Most recently Hicks, Muse, Tate & Furst and Apax Partners acquired U.K.-based Yell, formerly British Telecommunications‘ international directories business, for GBP2.14 billion (see story, Hicks, Apax Take Yell BT for $3B).
The friendlier financing markets in Europe coupled with the increasing number of deals contribute to the appeal for U.S. players. Milbank Tweed’s Goroff says that the introduction of the euro made the European markets easier to tackle and thereby attracted more American firms. “There are great opportunities over here, and I think that the U.S. buyout funds have developed techniques and approaches to doing transactions which assume certain types of financing markets,” he says. “And those markets didn’t really exist to a sufficient extent in Europe until relatively recently.”
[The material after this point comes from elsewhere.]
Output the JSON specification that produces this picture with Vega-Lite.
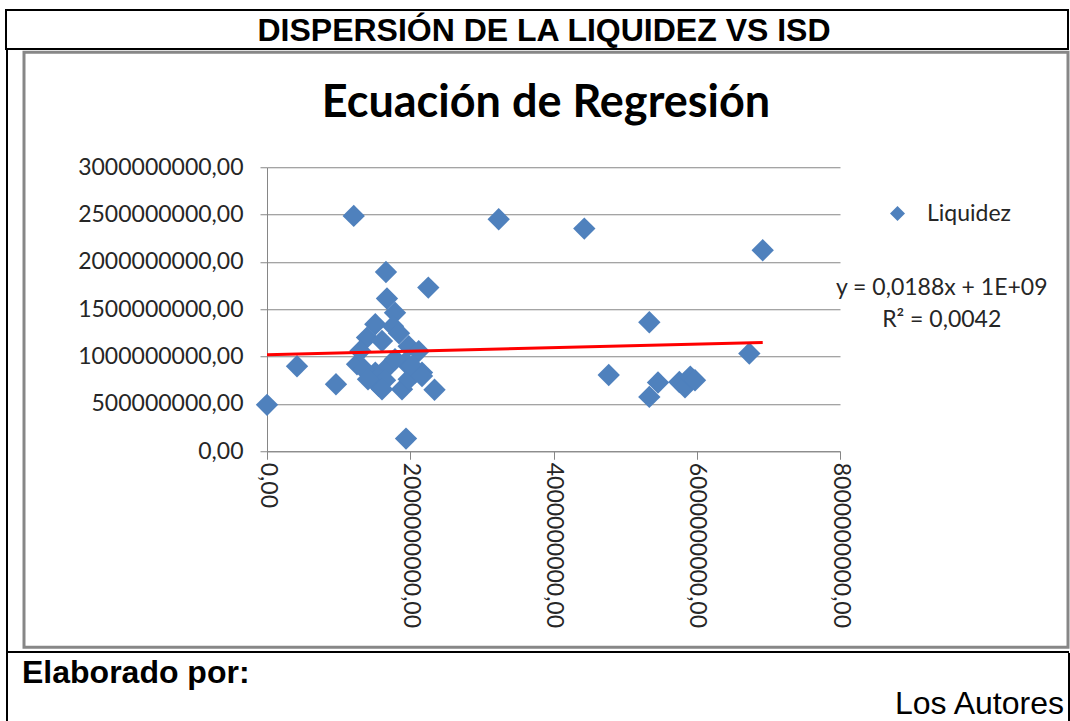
{
  "$schema": "https://vega.github.io/schema/vega-lite/v6.json",
  "padding": {"left": 5, "top": 9, "right": 0, "bottom": 0},
  "background": "white",
  "spacing": 0,
  "config": {"view": {"stroke": null}, "concat": {"spacing": 0}},
  "datasets": {
    "puntos": [
      {"isd": 0, "liquidez": 490000000, "serie": "Liquidez"},
      {"isd": 419000000, "liquidez": 898000000, "serie": "Liquidez"},
      {"isd": 963000000, "liquidez": 708000000, "serie": "Liquidez"},
      {"isd": 1211000000, "liquidez": 2486000000, "serie": "Liquidez"},
      {"isd": 1257000000, "liquidez": 919000000, "serie": "Liquidez"},
      {"isd": 1661000000, "liquidez": 1894000000, "serie": "Liquidez"},
      {"isd": 1675000000, "liquidez": 1613000000, "serie": "Liquidez"},
      {"isd": 1787000000, "liquidez": 1463000000, "serie": "Liquidez"},
      {"isd": 2252000000, "liquidez": 1729000000, "serie": "Liquidez"},
      {"isd": 1941000000, "liquidez": 134000000, "serie": "Liquidez"},
      {"isd": 2339000000, "liquidez": 650000000, "serie": "Liquidez"},
      {"isd": 3235000000, "liquidez": 2451000000, "serie": "Liquidez"},
      {"isd": 4430000000, "liquidez": 2352000000, "serie": "Liquidez"},
      {"isd": 4771000000, "liquidez": 806000000, "serie": "Liquidez"},
      {"isd": 5338000000, "liquidez": 1363000000, "serie": "Liquidez"},
      {"isd": 5338000000, "liquidez": 574000000, "serie": "Liquidez"},
      {"isd": 5459000000, "liquidez": 726000000, "serie": "Liquidez"},
      {"isd": 5757000000, "liquidez": 732000000, "serie": "Liquidez"},
      {"isd": 5836000000, "liquidez": 676000000, "serie": "Liquidez"},
      {"isd": 5910000000, "liquidez": 789000000, "serie": "Liquidez"},
      {"isd": 5976000000, "liquidez": 750000000, "serie": "Liquidez"},
      {"isd": 6734000000, "liquidez": 1032000000, "serie": "Liquidez"},
      {"isd": 6921000000, "liquidez": 2123000000, "serie": "Liquidez"},
      {"isd": 1512000000, "liquidez": 1341000000, "serie": "Liquidez"},
      {"isd": 1759000000, "liquidez": 1320000000, "serie": "Liquidez"},
      {"isd": 1843000000, "liquidez": 1246000000, "serie": "Liquidez"},
      {"isd": 1396000000, "liquidez": 1201000000, "serie": "Liquidez"},
      {"isd": 1606000000, "liquidez": 1165000000, "serie": "Liquidez"},
      {"isd": 1978000000, "liquidez": 1109000000, "serie": "Liquidez"},
      {"isd": 2118000000, "liquidez": 1056000000, "serie": "Liquidez"},
      {"isd": 1303000000, "liquidez": 1059000000, "serie": "Liquidez"},
      {"isd": 1512000000, "liquidez": 831000000, "serie": "Liquidez"},
      {"isd": 1699000000, "liquidez": 901000000, "serie": "Liquidez"},
      {"isd": 1931000000, "liquidez": 937000000, "serie": "Liquidez"},
      {"isd": 2071000000, "liquidez": 831000000, "serie": "Liquidez"},
      {"isd": 2164000000, "liquidez": 831000000, "serie": "Liquidez"},
      {"isd": 1560000000, "liquidez": 690000000, "serie": "Liquidez"},
      {"isd": 1885000000, "liquidez": 655000000, "serie": "Liquidez"},
      {"isd": 1978000000, "liquidez": 761000000, "serie": "Liquidez"},
      {"isd": 1354000000, "liquidez": 866000000, "serie": "Liquidez"},
      {"isd": 1648000000, "liquidez": 750000000, "serie": "Liquidez"},
      {"isd": 1787000000, "liquidez": 972000000, "serie": "Liquidez"},
      {"isd": 1410000000, "liquidez": 761000000, "serie": "Liquidez"},
      {"isd": 2025000000, "liquidez": 901000000, "serie": "Liquidez"},
      {"isd": 2164000000, "liquidez": 795000000, "serie": "Liquidez"},
      {"isd": 1606000000, "liquidez": 655000000, "serie": "Liquidez"}
    ],
    "tendencia": [
      {"isd": 0, "liquidez": 1020000000},
      {"isd": 6921000000, "liquidez": 1150000000}
    ]
  },
  "vconcat": [
    {
      "width": 1062,
      "height": 39,
      "view": {"stroke": "black", "strokeWidth": 2},
      "data": {"values": [{"t": "DISPERSIÓN DE LA LIQUIDEZ VS ISD"}]},
      "mark": {"type": "text", "font": "Liberation Sans", "fontWeight": "bold", "fontSize": 32, "dx": 7, "dy": 1.5, "baseline": "middle", "align": "center", "color": "black"},
      "encoding": {"text": {"field": "t", "type": "nominal"}}
    },
    {
      "spacing": 2,
      "center": true,
      "hconcat": [
        {"width": 2, "height": 601, "view": {"fill": "black", "stroke": null}, "data": {"values": []}, "mark": "text", "encoding": {}},
        {"width": 10, "height": 601, "view": {"stroke": null}, "data": {"values": []}, "mark": "text", "encoding": {}},
        {
          "width": 1044,
          "height": 595,
          "view": {"stroke": "#878787", "strokeWidth": 3},
          "title": {"text": "Ecuación de Regresión", "font": "Lato", "fontSize": 45, "fontWeight": "bold", "color": "black", "anchor": "middle", "frame": "group", "baseline": "alphabetic", "offset": -110},
          "layer": [
            {
              "data": {"name": "puntos"},
              "mark": {"type": "point", "shape": "diamond", "filled": true, "size": 500, "opacity": 1},
              "encoding": {
                "x": {
                  "field": "isd", "type": "quantitative",
                  "scale": {"domain": [0, 8000000000], "range": [243, 816], "nice": false, "zero": false},
                  "axis": {"values": [0, 2000000000, 4000000000, 6000000000, 8000000000], "offset": -196, "grid": false, "domainColor": "#868686", "tickColor": "#868686", "tickSize": 8, "labelAngle": 90, "labelAlign": "left", "labelBaseline": "middle", "labelPadding": 3, "labelFont": "Lato", "labelFontSize": 23, "labelColor": "#262626", "labelOverlap": false, "labelFlush": false, "labelExpr": "replace(format(datum.value, '.2f'), '.', ',')", "title": null}
                },
                "y": {
                  "field": "liquidez", "type": "quantitative",
                  "scale": {"domain": [0, 3000000000], "range": [399, 115], "nice": false, "zero": false},
                  "axis": {"values": [0, 500000000, 1000000000, 1500000000, 2000000000, 2500000000, 3000000000], "offset": -243, "grid": true, "gridColor": "#868686", "gridWidth": 1, "domainColor": "#868686", "tickColor": "#868686", "tickSize": 7, "labelPadding": 17, "labelFont": "Lato", "labelFontSize": 23, "labelColor": "#262626", "labelOverlap": false, "labelFlush": false, "labelExpr": "replace(format(datum.value, '.2f'), '.', ',')", "title": null}
                },
                "color": {
                  "field": "serie", "type": "nominal",
                  "scale": {"range": ["#4F81BD"]},
                  "legend": {"orient": "none", "legendX": 880, "legendY": 192, "title": null, "symbolType": "diamond", "symbolSize": 225, "symbolStrokeWidth": 0, "labelFont": "Lato", "labelFontSize": 23, "labelColor": "#262626", "labelOffset": 18, "padding": 0}
                }
              }
            },
            {
              "data": {"name": "tendencia"},
              "mark": {"type": "line", "color": "#FF0000", "strokeWidth": 3},
              "encoding": {
                "x": {"field": "isd", "type": "quantitative"},
                "y": {"field": "liquidez", "type": "quantitative"}
              }
            },
            {
              "data": {"values": [{"eq": ["y = 0,0188x + 1E+09", "R² = 0,0042"]}]},
              "mark": {"type": "text", "font": "Lato", "fontSize": 23, "lineHeight": 32, "align": "center", "baseline": "middle", "color": "#262626"},
              "encoding": {
                "x": {"datum": 9420000000},
                "y": {"datum": 1722000000},
                "text": {"field": "eq", "type": "nominal"}
              }
            }
          ]
        },
        {"width": 2, "height": 601, "view": {"fill": "black", "stroke": null}, "data": {"values": []}, "mark": "text", "encoding": {}}
      ]
    },
    {"width": 1063, "height": 2, "view": {"fill": "black", "stroke": null}, "data": {"values": []}, "mark": "text", "encoding": {}},
    {
      "spacing": 2,
      "hconcat": [
        {"width": 2, "height": 68, "view": {"fill": "black", "stroke": null}, "data": {"values": []}, "mark": "text", "encoding": {}},
        {
          "width": 1056,
          "height": 68,
          "view": {"stroke": null},
          "layer": [
            {
              "data": {"values": [{"t": "Elaborado por:"}]},
              "mark": {"type": "text", "font": "Liberation Sans", "fontWeight": "bold", "fontSize": 32, "align": "left", "baseline": "middle", "dx": -516, "dy": -14, "color": "black"},
              "encoding": {"text": {"field": "t", "type": "nominal"}}
            },
            {
              "data": {"values": [{"t": "Los Autores"}]},
              "mark": {"type": "text", "font": "Liberation Sans", "fontSize": 32, "align": "right", "baseline": "middle", "dx": 526, "dy": 17, "color": "black"},
              "encoding": {"text": {"field": "t", "type": "nominal"}}
            }
          ]
        },
        {"width": 2, "height": 68, "view": {"fill": "black", "stroke": null}, "data": {"values": []}, "mark": "text", "encoding": {}}
      ]
    }
  ]
}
Goroff also notes that U.S. firms are now getting used to the complexities of European deals, most of which are multi-jurisdictional. “By example, Messer had operations in 62 countries,” he says. “You couldn’t have a company that size [in Europe] that just had operations in one country, whereas in the U.S. there are plenty of companies that size that just have operations in the U.S.”
Recent changes to the European markets, such as tax reforms and deregulation, are creating deal opportunities that did not exist before or were too complicated. The large conglomerates that have absorbed European businesses are now breaking down to become more focused, creating a windstorm of divested non-core assets that can be picked up by buyout firms.
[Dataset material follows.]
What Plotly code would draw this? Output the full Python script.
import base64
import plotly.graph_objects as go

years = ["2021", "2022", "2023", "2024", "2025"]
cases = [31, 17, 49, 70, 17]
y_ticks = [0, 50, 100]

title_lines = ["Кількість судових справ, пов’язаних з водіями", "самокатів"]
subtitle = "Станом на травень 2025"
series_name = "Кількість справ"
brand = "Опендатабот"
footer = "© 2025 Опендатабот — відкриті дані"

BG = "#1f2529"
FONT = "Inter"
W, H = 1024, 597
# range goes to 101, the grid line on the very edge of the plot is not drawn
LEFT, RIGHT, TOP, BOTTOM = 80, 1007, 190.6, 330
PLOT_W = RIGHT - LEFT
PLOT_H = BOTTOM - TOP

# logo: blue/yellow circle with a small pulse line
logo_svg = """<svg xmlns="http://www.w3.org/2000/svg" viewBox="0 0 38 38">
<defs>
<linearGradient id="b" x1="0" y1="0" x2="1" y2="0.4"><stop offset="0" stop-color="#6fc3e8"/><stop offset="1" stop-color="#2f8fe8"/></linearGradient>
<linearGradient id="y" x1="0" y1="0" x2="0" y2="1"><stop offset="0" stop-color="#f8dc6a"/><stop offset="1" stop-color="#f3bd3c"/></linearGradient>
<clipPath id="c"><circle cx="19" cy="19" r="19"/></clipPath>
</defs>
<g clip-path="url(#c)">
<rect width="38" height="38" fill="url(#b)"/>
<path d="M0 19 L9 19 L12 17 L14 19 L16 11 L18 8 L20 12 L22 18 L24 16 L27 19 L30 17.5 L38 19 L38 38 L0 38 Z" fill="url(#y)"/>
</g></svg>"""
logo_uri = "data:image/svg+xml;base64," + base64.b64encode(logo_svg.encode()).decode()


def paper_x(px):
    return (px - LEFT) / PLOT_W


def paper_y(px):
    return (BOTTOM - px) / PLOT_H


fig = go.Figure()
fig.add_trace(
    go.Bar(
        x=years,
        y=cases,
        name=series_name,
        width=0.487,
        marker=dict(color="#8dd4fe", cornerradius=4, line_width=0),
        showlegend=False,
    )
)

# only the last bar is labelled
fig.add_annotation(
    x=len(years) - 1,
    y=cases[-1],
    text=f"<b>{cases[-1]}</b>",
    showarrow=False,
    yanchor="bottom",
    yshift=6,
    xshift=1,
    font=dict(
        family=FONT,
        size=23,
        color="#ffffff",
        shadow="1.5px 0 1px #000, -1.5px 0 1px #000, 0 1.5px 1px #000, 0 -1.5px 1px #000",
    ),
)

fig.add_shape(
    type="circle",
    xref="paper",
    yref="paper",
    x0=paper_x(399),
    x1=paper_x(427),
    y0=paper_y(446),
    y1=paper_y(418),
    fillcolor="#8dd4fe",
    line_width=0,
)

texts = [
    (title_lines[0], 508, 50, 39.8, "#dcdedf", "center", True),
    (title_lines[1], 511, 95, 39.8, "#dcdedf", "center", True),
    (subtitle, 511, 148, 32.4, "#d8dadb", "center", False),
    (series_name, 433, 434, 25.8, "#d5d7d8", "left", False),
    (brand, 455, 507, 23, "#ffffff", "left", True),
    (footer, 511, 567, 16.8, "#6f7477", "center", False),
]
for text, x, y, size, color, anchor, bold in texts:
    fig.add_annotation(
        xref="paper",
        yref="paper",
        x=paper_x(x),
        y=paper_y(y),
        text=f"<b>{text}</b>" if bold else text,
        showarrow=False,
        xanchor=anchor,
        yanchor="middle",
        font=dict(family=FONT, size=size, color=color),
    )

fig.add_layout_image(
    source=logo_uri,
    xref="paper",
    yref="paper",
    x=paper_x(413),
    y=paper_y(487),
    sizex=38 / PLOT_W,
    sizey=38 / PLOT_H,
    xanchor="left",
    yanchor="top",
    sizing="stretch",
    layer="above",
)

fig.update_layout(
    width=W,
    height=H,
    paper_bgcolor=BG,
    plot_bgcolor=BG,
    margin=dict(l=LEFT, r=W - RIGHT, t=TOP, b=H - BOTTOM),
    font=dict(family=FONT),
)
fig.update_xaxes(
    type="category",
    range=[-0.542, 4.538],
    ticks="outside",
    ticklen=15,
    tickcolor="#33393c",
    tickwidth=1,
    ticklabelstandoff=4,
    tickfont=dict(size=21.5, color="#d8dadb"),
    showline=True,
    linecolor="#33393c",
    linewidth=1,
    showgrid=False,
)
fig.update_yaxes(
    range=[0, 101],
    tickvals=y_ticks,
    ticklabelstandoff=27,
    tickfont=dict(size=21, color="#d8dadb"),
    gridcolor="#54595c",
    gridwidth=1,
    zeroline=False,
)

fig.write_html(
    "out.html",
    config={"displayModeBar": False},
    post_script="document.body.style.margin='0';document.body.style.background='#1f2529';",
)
Additionally, financial buyers may find that deals move a little smoother than U.S. buyers are used to. Lehman Brothers’ Redmond says he’s noticed that there seems to be a significant social penalty for not following through with a deal. “Once you’ve made an announcement and put something on the block, the auctions that typically develop are very visible, and there’s a consequence if those transactions are not completed,” he says. “There’s some reputational risk associated with going out in the market and then not getting it done.”
Other than finding senior debt for large LBOs, the biggest caveat tied to buyouts in Europe is the lack of exit opportunities. As in the U.S., buyers and sellers are not in full agreement on where the economy is going and therefore what an appropriate valuation should be, making sales difficult.
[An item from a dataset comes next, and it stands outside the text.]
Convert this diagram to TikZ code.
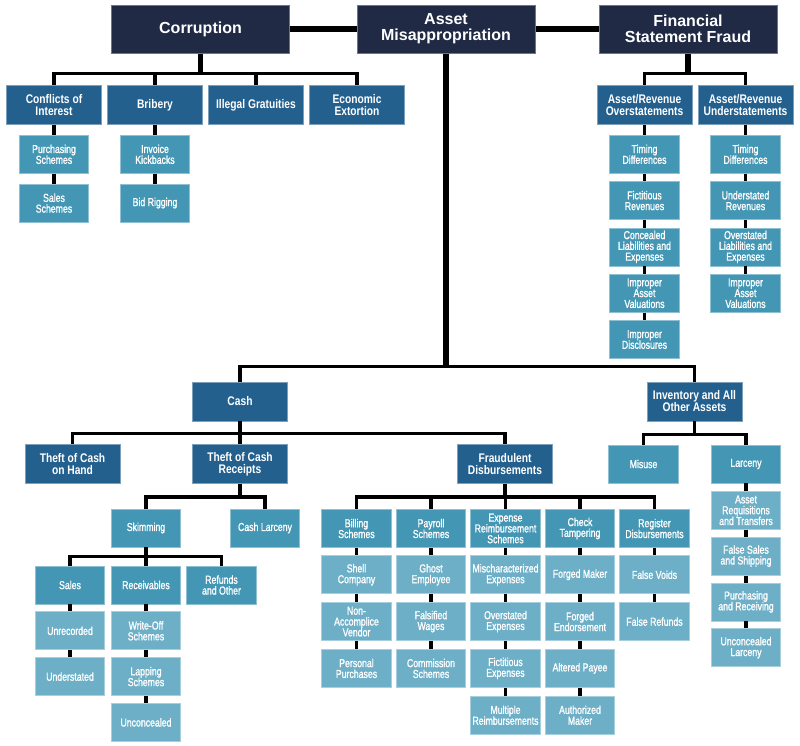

“There is very little in the way of exits given the relative youth sponsor portfolios and given that a lot of the acquisition activity’s been over the last two to three years,” says Redmond.
Additionally, the European public markets have been less welcoming than in previous years. According to Zephus Corporate Finance Knowledge, uncertainty about the European capital markets caused the number of initial public offerings in Europe involving private equity firms to drop by more than 26% in the second half of 2000 from the first half.
However, for those many firms that need to diversify their portfolios by shedding a few of the many technology and telecom companies collected last year, the secondary market is a viable option. Secondary buyout transactions are on the rise, according to Zephus. In the second half of 2000, there were 44 secondary buyouts. This is a drastic increase from the 27 secondary buyouts in the first half of 2000, which remained fairly consistent with the 28 deals and 29 deals of the two previous six-month periods.
Yet at this point exit strategies are not of immediate concern to most buyout professionals, likely because, as Redmond said, that step is still a few years off. In the meantime, LBO firms are more than happy to take advantage of Europe’s more appealing opportunities to put money to work.